Ancora una volta, Internet potenzia ed esalta le possibilità di esprimersi a coloro che non fanno politica per professione (anche se con la diffusione di spazi virtuali come Twitter anche questa affermazione dovrebbe essere rivista: Flichy ha pubblicato in originale il suo saggio nel 2011), ma che sentono forte la spinta a partecipare sui più svariati temi etici, politici, sociali: forum, blog, e altri luoghi simili ne sono le sedi politiche in cui si discute, ci si confronta e si lanciano parole d’ordine, appelli, anche invettive.
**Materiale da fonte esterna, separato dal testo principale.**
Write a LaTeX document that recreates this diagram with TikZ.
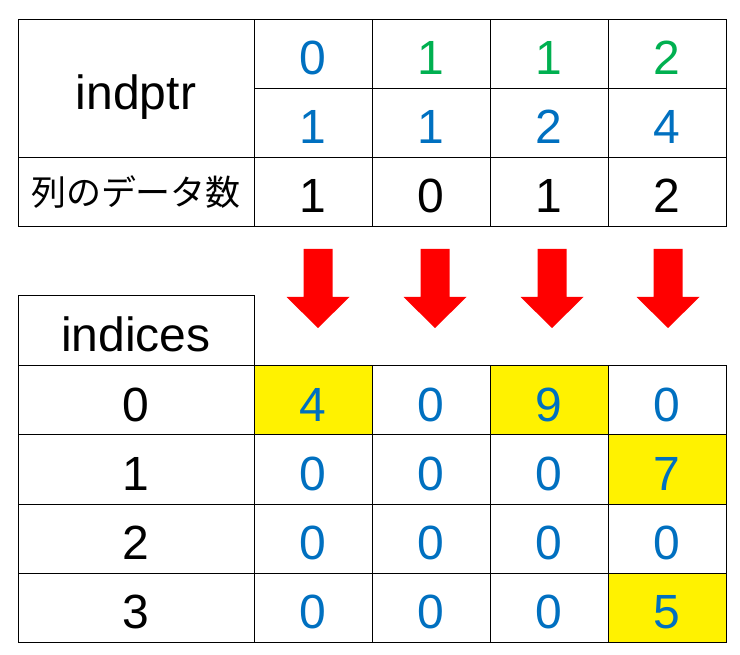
\documentclass[tikz,border=0pt]{standalone}
\usepackage{fontspec}
\setmainfont{Liberation Sans}
\newfontfamily\jpfont{Noto Sans CJK JP}
\definecolor{numblue}{RGB}{0,112,192}
\definecolor{numgreen}{RGB}{0,176,80}
\begin{document}
\begin{tikzpicture}[x=1pt,y=-1pt,
			cell/.style={rectangle, draw=black, line width=1pt, minimum width=118pt, minimum height=69pt, inner sep=0pt, text height=41pt, text depth=0pt, font=\fontsize{48}{48}\selectfont},
			headcell/.style={cell, minimum width=236pt},
			jpcell/.style={headcell, text height=26pt, font=\jpfont\fontsize{35}{35}\selectfont},
			hit/.style={fill=yellow},
			]
			\useasboundingbox (0,0) rectangle (740,655);
			% indptr table
			\node[headcell, minimum height=138pt] at (136,89) (indptr) {indptr};
			\node[jpcell] at (136,192.5) (colcount) {列のデータ数};
			\foreach \v/\c [count=\i] in {0/numblue,1/numgreen,1/numgreen,2/numgreen}
				\node[cell, text=\c] at (313+118*\i-118,54.5) (start\i) {\v};
			\foreach \v [count=\i] in {1,1,2,4}
				\node[cell, text=numblue] at (313+118*\i-118,123.5) (end\i) {\v};
			\foreach \v [count=\i] in {1,0,1,2}
				\node[cell] at (313+118*\i-118,192.5) (count\i) {\v};
			% arrows
			\foreach \x in {318,435,552,668}
				\fill[red] (\x-14.5,249) -- (\x+14.5,249) -- (\x+14.5,297) -- (\x+31.5,297)
					-- (\x,328) -- (\x-31.5,297) -- (\x-14.5,297) -- cycle;
			% indices table
			\node[headcell, minimum height=70pt] at (136,331) (indices) {indices};
			\foreach \r in {0,...,3}
				\node[headcell] at (136,400.5+69*\r) (row\r) {\r};
			\foreach \v/\h [count=\i] in {4/hit,0/,9/hit,0/}
				\node[cell, text=numblue, \h] at (313+118*\i-118,400.5) (val0-\i) {\v};
			\foreach \v/\h [count=\i] in {0/,0/,0/,7/hit}
				\node[cell, text=numblue, \h] at (313+118*\i-118,469.5) (val1-\i) {\v};
			\foreach \v [count=\i] in {0,0,0,0}
				\node[cell, text=numblue] at (313+118*\i-118,538.5) (val2-\i) {\v};
			\foreach \v/\h [count=\i] in {0/,0/,0/,5/hit}
				\node[cell, text=numblue, \h] at (313+118*\i-118,607.5) (val3-\i) {\v};
		\end{tikzpicture}
\end{document}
E che, non per caso, nelle nazioni in cui la democrazia non è di casa, hanno portato spesso all’oscuramento della Rete – tentazione spesso minacciata anche in Occidente, magari non in termini radicali, ma comunque tali da ridimensionare e mutilare il libero accesso e la libera presenza in Rete.

Ancora una volta, a scapito del vizio di usare vecchie categorie per descrivere e ragionare sul nuovo, Internet si propone come un luogo che simula e riproduce il mondo naturale, semmai, semplicemente in termini di realtà aumentata.

 


 

LETTURE

  Abruzzese Alberto, Il crepuscolo dei barbari, Bevivino, Milano, 2011.
De Feo Linda, Dai corpi cibernetici agli spazi virtuali, Rubettino, Soveria Mannelli, 2009.
Giddens Anthony, Identità e società moderna, Ipermedium, Napoli, 1999.
Habermas Jürgen, Teoria e critica dell’opinione pubblica, Laterza, Roma-Bari, 2006.
Jacob François, La logica del vivente, Einaudi, Torino, 1971.
Jacob François, Evoluzione e bricolage, Einaudi, Torino, 1978.
Moravec Hans, Robot: Mere Machine to Transcendent Mind, Oxford University Press, 1998, Usa.
Mukařovský Jan, Il significato dell’estetica, Einaudi, Torino, 1973.
Pecchinenda Gianfranco, Videogiochi e cultura della simulazione. La nascita dell’«homo game», Laterza, Roma-Bari, 2003.